Supreme Court to hear affirmative action case starting Wednesday


Higher Education community still divided over desired court ruling


The Daily Pennsylvanian asked students what they thought about affirmative action. The Supreme Court will be hearing a case surrounding race-based admissions soon. Watch the video and get the full story here.



With oral arguments on a landmark affirmative action case set to begin in front of the nation’s highest court on Wednesday, members of the higher education world and the Penn community are continuing to express mixed hopes about the court’s ruling.

In Fisher v. University of Texas at Austin, Abigail Fisher — a white woman who was denied admission to the University of Texas in 2008 — is arguing that the school’s policy of using race as a consideration in admissions decisions violates the Equal Protection Clause of the 14th Amendment to the Constitution.

Some argue that ruling UT’s policy as unconstitutional would have broad detrimental impacts for students across the country.

College senior and United Minorities Council Co-Chair Lucia Xiong said the UMC hopes the Court will uphold UT’s policy as constitutional. Affirmative action, she said, is necessary to create equal educational opportunities for disadvantaged students.

“They are unable to get higher scores because of a disadvantaged background,” she said. “But that doesn’t mean they’re incapable of fulfilling the same jobs or getting the same grades once they get to the university.”

Penn currently uses race as a factor in a holistic review process of applicants, according to Dean of Admissions Eric Furda. To voice its support for UT’s policy, Penn joined with the rest of the Ivy League schools, along with other selective institutions like the Massachusetts Institute of Technology, to file an amicus curiae brief in August.

The schools urged the Court to uphold UT’s policy in order to recognize the role diversity plays in students’ college experiences.

Should the Court broadly rule that any consideration of race in college admissions is unconstitutional, it would overturn precedent set in 2003, when it upheld the University of Michigan Law School’s affirmative action policy in Grutter v. Bollinger. Some believe that now is the right time for the Court to change course.

“I think the dirty secret of admissions is how big the racial preferences are right now and how unfair they are,” President of Hernandez College Consulting Michele Hernandez said. “They will take a wealthy black student whose parents both went to Harvard Law School because it looks diverse in the books.”

Hernandez also pointed to her experience as a Dartmouth College admissions officer as evidence that many students admitted through affirmative action are unable to perform at the same level as their peers at top schools.
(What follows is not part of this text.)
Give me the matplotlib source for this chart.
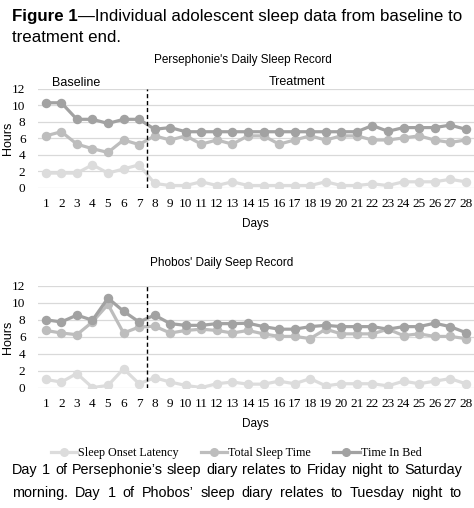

She cited an Oct. 4 New York Times op-ed by Princeton sociology professor Thomas Espenshade, who studied eight elite colleges from 1999 to 2003 and found that half of black students and a third of Hispanic students eventually graduated in the bottom 20 percent of their classes.

As a result, Hernandez said she would support affirmative action based on socio-economic diversity, rather than racial diversity. Others, however, disagreed that the changed approach to affirmative action would have comparable impacts.

“No one who studied the question believes that it will result in anything like the racial diversity in higher education that has been achieved by race-based affirmative action,” said political science professor Rogers Smith, who specializes in constitutional law and supports the UT policy. “The great majority of poor people in the U.S. are white.”

Others similarly argue that changing course from previous rulings that support affirmative action would be a mistake for the Court.

“The educational experience of our students in a context that is going to be different from their own perspective … is critically important,” Furda said.

Smith added that, barring a surprise from the more conservative justices, he expects the Court to overrule all use of racial classifications in admissions as unconstitutional.

After hearing oral arguments Wednesday, the Court’s decision will come by the end of the first term in June, Smith said. Even if the justices surprise most experts by upholding UT’s policy, Furda believes that the case will have significant ripple effects for colleges across the country.

“Either way, the tenor of the conversations I’ve been in is that the type of work is going to be different after June, regardless of what way the decision is,” Furda said. “If we have to change the way we do work, we’re going to change the way we do work.”